Çivit: Eskiden çivit otundan, bugün yapay yollarla elde edilen, mavi renkli, sarılığını gidermek için çamaşırın son suyuna karıştırılan toz boya
"Uçsuz bucaksız suları, enginlerdeki açık denizi, çivit rengi sonsuz olasılıklar bilinmezliğini düşündüler; mercan kayalıklarından gelen uğultuları, fısıltıları dinlediler sessizce."

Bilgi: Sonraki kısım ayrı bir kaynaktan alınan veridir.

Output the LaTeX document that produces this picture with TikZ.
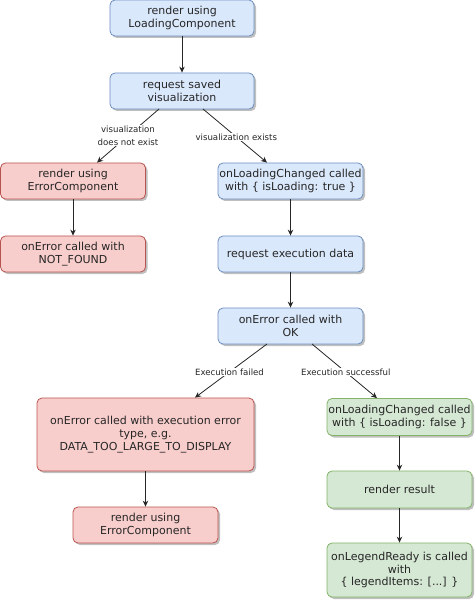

Gadir: Acımasızlık, merhametsizlik, kıygı
"Midesinin gadrine uğrayan Domuzcuk, kemirdiği kemiği kumsala attı; eğilip biraz daha et aldı."
Kastanyet: Parmaklara takılarak çalınan bir zil türü
"İnsanı baştan çıkaran, deliye döndüren bir kastanyet sesini andırıyordu bu; 'yakında et yiyeceksin, söz veriyorum sana' diyordu bu ses."
Koşut: Paralel
"Bu hurma ağacı gövdesi, kumsala koşut bir durumdaydı."
Tabya: Bir bölgeyi savunmak için yapılan ve silahlarla güçlendirilen yapı
"Pembe ve belalı bir tek tabyası olan bir kale gibi, yeşil ormanın ötesinde karşılarına dikiliyordu bu kaya."
Tırıs: Atın kısa adımlarla hızlı yürüyüşü
"Ralph ayağa kalktı; tırıs giden bir at gibi koşarak, sağa doğru yöneldi."
Urgan: Keten, kenevir, pamuk, jüt gibi türlü dokuma maddelerinden yapılan ince halat
"Sürüngen bitkilerin urganlarıyla kaplı deliklerden hangisi biraz daha yüksekse, ona basıyorlardı hep."
Vakar: Ağırbaşlılık
"Ralph ayağa kalktı; korkudan sırtı diken diken olduğu halde, vakarını bozmadan büyük kayaya yürüdü."